Reduced Foreign Investment: Money laundering can deter foreign investors from engaging in legitimate business activities in Nigeria. The perception of a weak anti-money laundering regime discourages foreign investments, limiting economic growth and job opportunities.

Weakened Financial Institutions: Money laundering is the country’s financial institution and erodes public trust in the banking system. It has led to capital flight as individuals and businesses seek to move their assets to more stable jurisdictions.

Inequality and Corruption: Money laundering often involves funds derived from corruption, fraud, or organized crime. These activities contribute to increased corruption, income inequality, and social instability in Nigeria.

Undermining the Rule of Law: Money laundering relies on the exploitation of legal and financial systems. It can undermine the rule of law by facilitating criminal activities and reducing the effectiveness of law enforcement efforts. The prevalence of money laundry has brought about the use of plea bargains which in the eyes of the people is unreliable in crime control.

Security Concerns: Illicit funds generated from money laundering can be used to finance terrorism and other security threats.

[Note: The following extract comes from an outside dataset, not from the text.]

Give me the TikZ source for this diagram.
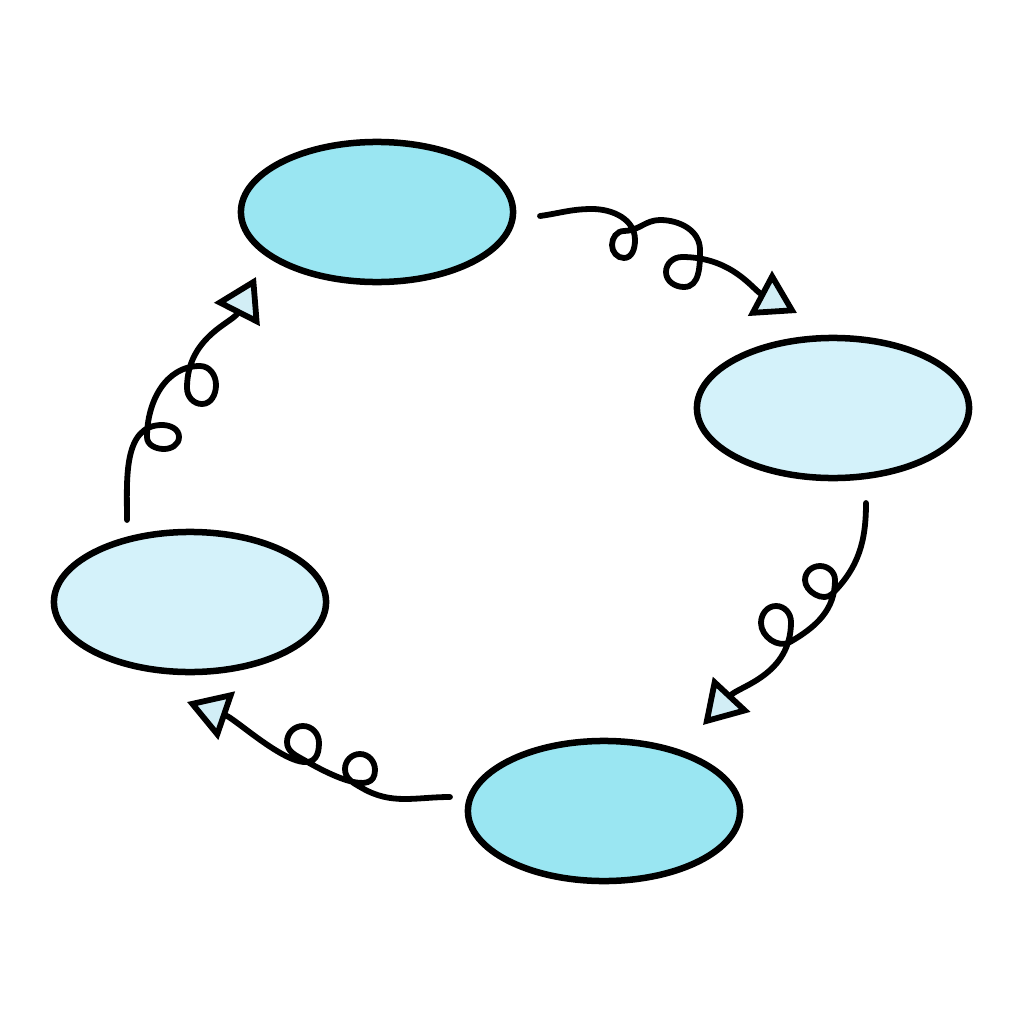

This poses a direct threat to national security and stability.  Nigeria currently is suffering from various insurgence and proliferation of firearms purchased from money laundered 

Loss of Tax Revenue: Money laundering reduces the government’s ability to collect taxes on illicit economic activities, resulting in reduced revenue for public services and infrastructure development.

Conclusion 

 Money laundering is a complex and serious financial crime with negative consequences for individuals, organizations, and societies at large. It involves the process of making illegally obtained funds appear legitimate by disguising their source through a series of stages, including placement, layering, and integration. Money laundering can have significant economic, social, and legal implications, including economic distortions, reduced foreign investment, weakened financial institutions, and increased prevalence of crime.